Charts and diagrams as code:
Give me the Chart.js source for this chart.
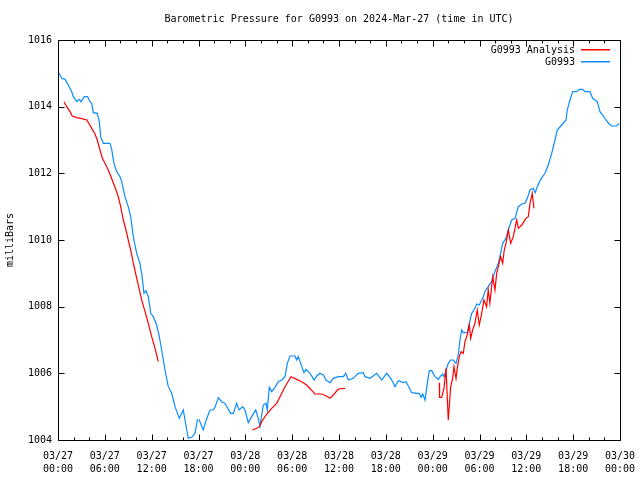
<!DOCTYPE html>
<html>
<head>
<meta charset="utf-8">
<script src="https://cdn.jsdelivr.net/npm/chart.js@4"></script>
<style>
html,body{margin:0;padding:0;background:#fff;}
canvas{display:block;}
</style>
</head>
<body>
<canvas id="c" width="640" height="480"></canvas>
<script>
// Hours since 2024-03-27 00:00 UTC
const stationHours = [0.13,0.47,0.9,1.32,1.75,1.96,2.4,2.69,2.95,3.37,3.8,4.1,4.32,4.52,5.03,5.29,5.47,5.8,6.66,6.88,7.17,7.52,7.94,8.16,8.58,9.0,9.31,9.65,10.08,10.5,10.72,11.02,11.27,11.57,11.88,12.21,12.64,12.98,13.28,13.71,14.13,14.57,14.99,15.54,15.85,16.05,16.27,16.69,17.13,17.55,17.85,18.1,18.61,18.96,19.47,19.9,20.11,20.54,20.97,21.39,22.12,22.46,22.89,23.19,23.66,23.96,24.38,24.81,25.33,25.66,25.88,26.1,26.3,26.65,26.81,27.07,27.38,27.8,28.22,28.66,29.08,29.38,29.72,30.36,30.58,30.78,31.09,31.51,31.77,32.28,32.83,33.14,33.56,33.99,34.33,34.85,35.27,35.91,36.55,36.86,37.19,37.83,38.47,39.11,39.33,39.97,40.83,41.47,42.11,42.53,42.88,43.17,43.6,44.24,44.58,44.88,45.31,45.95,46.28,46.5,46.72,47.02,47.31,47.57,47.87,48.3,48.72,49.03,49.28,49.45,49.8,50.0,50.31,50.64,50.99,51.28,51.5,51.72,51.92,52.43,52.69,53.0,53.29,53.64,53.97,54.4,54.7,55.12,55.56,55.98,56.41,56.71,56.97,57.39,57.69,58.12,58.55,58.97,59.4,59.83,60.12,60.47,60.89,61.15,61.4,61.84,62.39,62.81,63.25,63.67,63.96,64.53,65.08,65.24,65.59,65.94,66.45,66.78,67.22,67.51,68.15,68.5,68.79,69.09,69.43,69.78,70.2,70.63,70.93,71.57,71.9];
const stationPressure = [1015.0,1014.85,1014.82,1014.65,1014.45,1014.3,1014.15,1014.22,1014.15,1014.3,1014.3,1014.15,1014.1,1013.82,1013.8,1013.55,1013.1,1012.9,1012.9,1012.72,1012.3,1012.05,1011.9,1011.75,1011.3,1011.0,1010.7,1010.1,1009.6,1009.3,1009.0,1008.4,1008.48,1008.3,1007.8,1007.7,1007.45,1007.1,1006.7,1006.1,1005.6,1005.4,1005.0,1004.65,1004.8,1004.9,1004.6,1004.05,1004.08,1004.2,1004.6,1004.6,1004.3,1004.58,1004.9,1004.9,1004.98,1005.27,1005.15,1005.1,1004.8,1004.8,1005.1,1004.9,1005.0,1004.9,1004.52,1004.7,1004.9,1004.65,1004.4,1004.75,1005.05,1005.1,1004.9,1005.58,1005.45,1005.58,1005.75,1005.8,1005.9,1006.3,1006.52,1006.52,1006.4,1006.5,1006.3,1006.02,1006.12,1006.0,1005.8,1005.92,1006.0,1005.95,1005.8,1005.72,1005.85,1005.9,1005.9,1006.0,1005.8,1005.85,1006.0,1006.02,1005.9,1005.85,1006.0,1005.8,1006.0,1005.88,1005.75,1005.6,1005.78,1005.72,1005.75,1005.62,1005.42,1005.4,1005.4,1005.28,1005.38,1005.2,1005.7,1006.08,1006.08,1005.9,1005.82,1005.92,1005.98,1005.9,1006.15,1006.3,1006.4,1006.4,1006.3,1006.55,1007.0,1007.3,1007.22,1007.22,1007.5,1007.8,1007.9,1008.08,1008.05,1008.25,1008.45,1008.6,1008.75,1009.05,1009.3,1009.6,1009.9,1010.05,1010.3,1010.6,1010.65,1011.0,1011.08,1011.1,1011.25,1011.5,1011.55,1011.42,1011.6,1011.82,1012.0,1012.25,1012.6,1013.0,1013.3,1013.45,1013.6,1013.9,1014.2,1014.45,1014.45,1014.52,1014.52,1014.45,1014.45,1014.25,1014.2,1014.15,1013.85,1013.75,1013.6,1013.48,1013.42,1013.42,1013.5];

// null entries mark gaps in the analysis series
const analysisHours = [0.77,1.11,1.54,1.83,2.4,3.04,3.68,4.01,4.32,4.74,5.03,5.38,5.68,6.02,6.44,6.79,7.08,7.43,7.72,8.03,8.37,8.71,9.0,9.31,9.65,9.99,10.38,10.72,11.15,11.57,12.0,12.43,12.85,
  18.0,
  24.89,25.46,25.79,26.1,26.65,27.38,28.02,28.44,29.08,29.85,30.58,31.22,31.86,32.92,33.78,34.33,34.85,35.27,35.91,36.77,
  42.0,
  48.85,48.88,49.15,49.45,49.71,50.0,50.13,50.31,50.56,50.73,50.99,51.15,51.41,51.63,51.92,52.14,52.43,52.69,52.87,53.12,53.42,53.71,53.97,54.28,54.57,54.91,55.12,55.33,55.69,55.98,56.2,56.41,56.71,56.97,57.17,57.39,57.69,57.99,58.33,58.76,58.97,59.4,59.95,60.25,60.47,60.76,60.98];
const analysisPressure = [1014.15,1014.0,1013.85,1013.72,1013.67,1013.64,1013.6,1013.48,1013.35,1013.18,1013.0,1012.7,1012.45,1012.3,1012.1,1011.9,1011.72,1011.5,1011.3,1011.0,1010.6,1010.3,1010.0,1009.7,1009.3,1008.95,1008.55,1008.2,1007.85,1007.5,1007.1,1006.75,1006.35,
  null,
  1004.3,1004.35,1004.4,1004.55,1004.75,1004.95,1005.1,1005.3,1005.6,1005.9,1005.82,1005.75,1005.65,1005.38,1005.38,1005.33,1005.25,1005.35,1005.53,1005.55,
  null,
  1005.72,1005.28,1005.28,1005.55,1006.15,1004.6,1005.02,1005.6,1005.85,1006.2,1005.85,1006.15,1006.5,1006.65,1006.6,1006.95,1007.15,1007.45,1007.05,1007.3,1007.5,1007.9,1007.45,1007.8,1008.2,1008.0,1008.5,1008.1,1008.9,1008.5,1009.0,1009.2,1009.5,1009.3,1009.7,1009.9,1010.3,1009.9,1010.1,1010.6,1010.35,1010.45,1010.65,1010.7,1011.1,1011.4,1010.95];

const dayLabels = ['03/27','03/27','03/27','03/27','03/28','03/28','03/28','03/28','03/29','03/29','03/29','03/29','03/30'];
const timeLabels = ['00:00','06:00','12:00','18:00','00:00','06:00','12:00','18:00','00:00','06:00','12:00','18:00','00:00'];
const seriesNames = ['G0993 Analysis','G0993'];
const seriesColors = ['#ff0000','#0a8cff'];
const chartTitle = 'Barometric Pressure for G0993 on 2024-Mar-27 (time in UTC)';

const FONT = 'DejaVu Sans Mono';

const frame = {
  id: 'frame',
  beforeDraw(chart) {
    const ctx = chart.ctx;
    ctx.save();
    ctx.fillStyle = '#fff';
    ctx.fillRect(0, 0, chart.width, chart.height);
    ctx.restore();
  },
  afterDraw(chart) {
    const ctx = chart.ctx, a = chart.chartArea;
    const xs = chart.scales.x, ys = chart.scales.y;
    ctx.save();
    ctx.strokeStyle = '#000';
    ctx.lineWidth = 1;
    const L = Math.round(a.left) + 0.5, R = Math.round(a.right) + 0.5;
    const T = Math.round(a.top) + 0.5, B = Math.round(a.bottom) + 0.5;
    ctx.beginPath();
    ctx.rect(L, T, R - L, B - T);
    // x ticks every 2 h, major every 6 h
    for (let h = 0; h <= 72; h += 2) {
      const px = Math.round(xs.getPixelForValue(h)) + 0.5;
      const len = (h % 6 === 0) ? 6 : 3;
      ctx.moveTo(px, B); ctx.lineTo(px, B - len);
      ctx.moveTo(px, T); ctx.lineTo(px, T + len);
    }
    for (let p = 1004; p <= 1016; p += 2) {
      const py = Math.round(ys.getPixelForValue(p)) + 0.5;
      ctx.moveTo(L, py); ctx.lineTo(L + 6, py);
      ctx.moveTo(R, py); ctx.lineTo(R - 6, py);
    }
    ctx.stroke();
    // title centred over the plot area
    ctx.font = '10px "' + FONT + '"';
    ctx.fillStyle = '#000';
    ctx.textAlign = 'center';
    ctx.textBaseline = 'middle';
    ctx.fillText(chartTitle, (a.left + a.right) / 2, 19);
    // legend
    ctx.textAlign = 'right';
    const rows = [50, 62];
    seriesNames.forEach((name, i) => {
      ctx.fillStyle = '#000';
      ctx.fillText(name, 575, rows[i]);
      ctx.fillStyle = seriesColors[i];
      ctx.fillRect(581, rows[i] - 1, 29, 1.5);
    });
    ctx.restore();
  }
};

new Chart(document.getElementById('c'), {
  type: 'line',
  data: {
    datasets: [
      {
        label: seriesNames[0],
        data: analysisHours.map((h, i) => ({x: h, y: analysisPressure[i]})),
        borderColor: seriesColors[0],
        borderWidth: 1.2,
        pointRadius: 0,
        spanGaps: false,
        tension: 0
      },
      {
        label: seriesNames[1],
        data: stationHours.map((h, i) => ({x: h, y: stationPressure[i]})),
        borderColor: seriesColors[1],
        borderWidth: 1.2,
        pointRadius: 0,
        tension: 0
      }
    ]
  },
  options: {
    responsive: false,
    animation: false,
    layout: { padding: { left: 0, right: 20, top: 40, bottom: 0 } },
    plugins: {
      legend: { display: false },
      tooltip: { enabled: false },
      title: { display: false }
    },
    scales: {
      x: {
        type: 'linear',
        min: 0, max: 72,
        grid: { display: false },
        border: { display: false },
        afterFit(s) { s.height = 40; s.paddingLeft = 0; s.paddingRight = 0; },
        afterBuildTicks(s) {
          s.ticks = [];
          for (let h = 0; h <= 72; h += 6) s.ticks.push({ value: h });
        },
        ticks: {
          color: '#000',
          maxRotation: 0,
          autoSkip: false,
          padding: 2,
          font: { family: FONT, size: 10, lineHeight: 1.3 },
          callback: (v) => { const i = Math.round(v / 6); return [dayLabels[i], timeLabels[i]]; }
        }
      },
      y: {
        min: 1004, max: 1016,
        grid: { display: false, drawTicks: false, tickLength: 0 },
        border: { display: false },
        afterFit(s) { s.width = 58; },
        ticks: {
          stepSize: 2,
          color: '#000',
          padding: 6,
          font: { family: FONT, size: 10 },
          callback: (v) => String(v)
        },
        title: {
          display: true,
          text: 'milliBars',
          color: '#000',
          font: { family: FONT, size: 10 },
          padding: { top: 4, bottom: 0 }
        }
      }
    }
  },
  plugins: [frame]
});
</script>
</body>
</html>
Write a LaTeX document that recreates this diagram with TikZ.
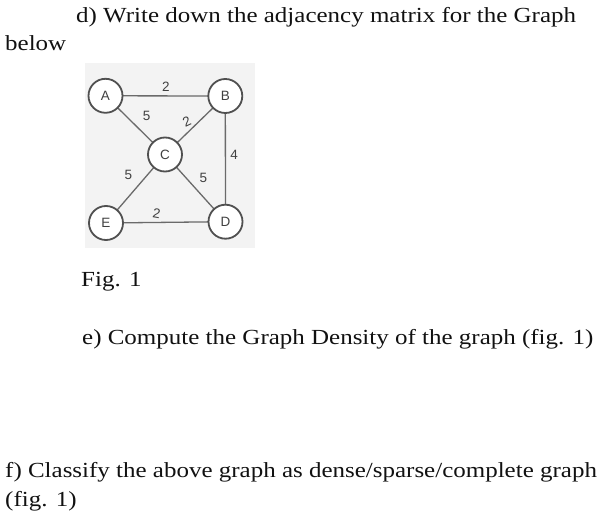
\documentclass[tikz,border=0pt]{standalone}
\usepackage{fontspec}
\setmainfont[FakeStretch=1.162]{Liberation Serif}
\newfontfamily\gfont{Liberation Sans}
\definecolor{bggray}{HTML}{F3F3F3}
\definecolor{circgray}{HTML}{505050}
\definecolor{edgegray}{HTML}{6A6A6A}
\definecolor{labgray}{HTML}{404040}
\definecolor{txtcol}{HTML}{111111}
\tikzset{
  txt/.style={anchor=base west, inner sep=0pt, text=txtcol, font=\fontsize{21.5}{26}\selectfont},
  vtx/.style={circle, draw=circgray, line width=1.8pt, minimum size=34pt, inner sep=0pt, fill=white, font=\gfont\fontsize{13.5}{15}\selectfont, text=labgray},
  edge/.style={draw=edgegray, line width=1.3pt},
  wlab/.style={inner sep=0pt, font=\gfont\fontsize{13.5}{15}\selectfont, text=labgray}
}
\begin{document}
\begin{tikzpicture}[x=1pt,y=-1pt]
\useasboundingbox (0,0) rectangle (599,526);
\fill[bggray] (85,63) rectangle (255,248);
% text
\node[txt] (d) at (76,23) {d) Write down the adjacency matrix for the Graph};
\node[txt] (below) at (5,51) {below};
\node[txt] (fig) at (81,287) {Fig. 1};
\node[txt] (e) at (82,344) {e) Compute the Graph Density of the graph (fig. 1)};
\node[txt] (f) at (5,477) {f) Classify the above graph as dense/sparse/complete graph};
\node[txt] (f2) at (5,506) {(fig. 1)};
% graph
\coordinate (pA) at (105.5,95.8);
\coordinate (pB) at (225.3,96);
\coordinate (pC) at (165,154.5);
\coordinate (pE) at (106,223);
\coordinate (pD) at (225.5,221.7);
\draw[edge] (pA) -- (pB);
\draw[edge] (pA) -- (pC);
\draw[edge] (pC) -- (pB);
\draw[edge] (pB) -- (pD);
\draw[edge] (pE) -- (pC);
\draw[edge] (pC) -- (pD);
\draw[edge] (pE) -- (pD);
\node[vtx] (A) at (pA) {A};
\node[vtx] (B) at (pB) {B};
\node[vtx] (C) at (pC) {C};
\node[vtx] (E) at (pE) {E};
\node[vtx] (D) at (pD) {D};
\node[wlab] (wAB) at (166,87) {2};
\node[wlab] (wAC) at (146.7,116) {5};
\node[wlab, rotate=25] (wCB) at (186.7,121.7) {2};
\node[wlab] (wBD) at (234,155) {4};
\node[wlab] (wEC) at (128.3,175) {5};
\node[wlab] (wCD) at (203.3,178.3) {5};
\node[wlab, rotate=-10] (wED) at (156.7,214) {2};
\end{tikzpicture}
\end{document}
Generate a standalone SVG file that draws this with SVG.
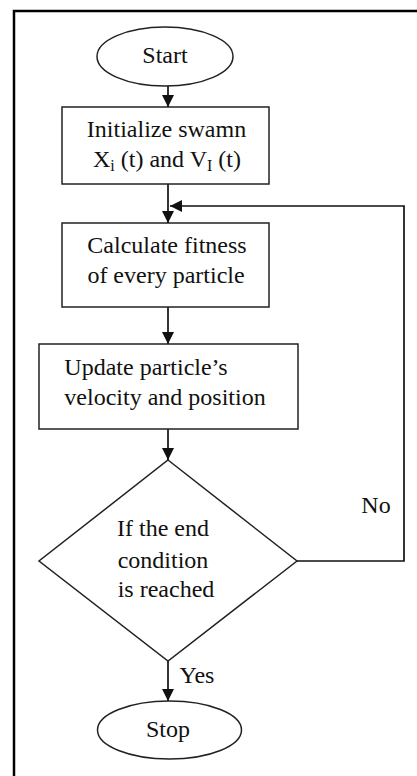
<svg xmlns="http://www.w3.org/2000/svg" width="417" height="776" viewBox="0 0 417 776">
<style>
.shape{fill:#fff;stroke:#222;stroke-width:1.5}
.conn{fill:none;stroke:#111;stroke-width:1.7}
text{font-family:"Liberation Serif","Times New Roman",serif;font-size:24px;fill:#111;text-anchor:middle}
</style>
<defs>
<marker id="ah" viewBox="0 0 12 12" refX="12" refY="6" markerWidth="12" markerHeight="12" markerUnits="userSpaceOnUse" orient="auto">
<path d="M0,0 L12,6 L0,12 Z" fill="#111"/>
</marker>
</defs>
<rect width="417" height="776" fill="#fff"/>
<path d="M14,776 V11 H417" fill="none" stroke="#000" stroke-width="2.5"/>
<g id="connectors">
<line class="conn" x1="168" y1="86" x2="168" y2="107" marker-end="url(#ah)"/>
<line class="conn" x1="168" y1="184" x2="168" y2="223" marker-end="url(#ah)"/>
<polyline class="conn" points="297,561 404,561 404,206 170,206" marker-end="url(#ah)"/>
<line class="conn" x1="168" y1="307" x2="168" y2="344" marker-end="url(#ah)"/>
<line class="conn" x1="168" y1="429" x2="168" y2="460" marker-end="url(#ah)"/>
<line class="conn" x1="168" y1="661" x2="168" y2="701" marker-end="url(#ah)"/>
<text x="376" y="513">No</text>
<text x="197" y="683">Yes</text>
</g>
<g id="start">
<ellipse class="shape" cx="165" cy="56.5" rx="68" ry="29.5"/>
<text x="165" y="63">Start</text>
</g>
<g id="init">
<rect class="shape" x="62" y="107" width="207" height="77"/>
<text x="166.5" y="137">Initialize swamn</text>
<text x="167" y="167">X<tspan font-size="16" dy="4">i</tspan><tspan dy="-4"> (t) and V</tspan><tspan font-size="16" dy="4">I</tspan><tspan dy="-4"> (t)</tspan></text>
</g>
<g id="fitness">
<rect class="shape" x="62" y="223" width="207" height="84"/>
<text x="167" y="253">Calculate fitness</text>
<text x="166" y="283">of every particle</text>
</g>
<g id="update">
<rect class="shape" x="39" y="344" width="259" height="85"/>
<text x="146" y="375">Update particle’s</text>
<text x="165" y="405">velocity and position</text>
</g>
<g id="decision">
<polygon class="shape" points="168,460 297,561 168,661 39,561"/>
<text x="163" y="536">If the end</text>
<text x="163" y="568">condition</text>
<text x="166" y="597">is reached</text>
</g>
<g id="stop">
<ellipse class="shape" cx="169.5" cy="730" rx="72" ry="29"/>
<text x="168" y="737">Stop</text>
</g>
</svg>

→ WHAT THE TASK REQUIRES
Report how many lines of the data hold the string "that"; give only the number.

→ THE REPLY
2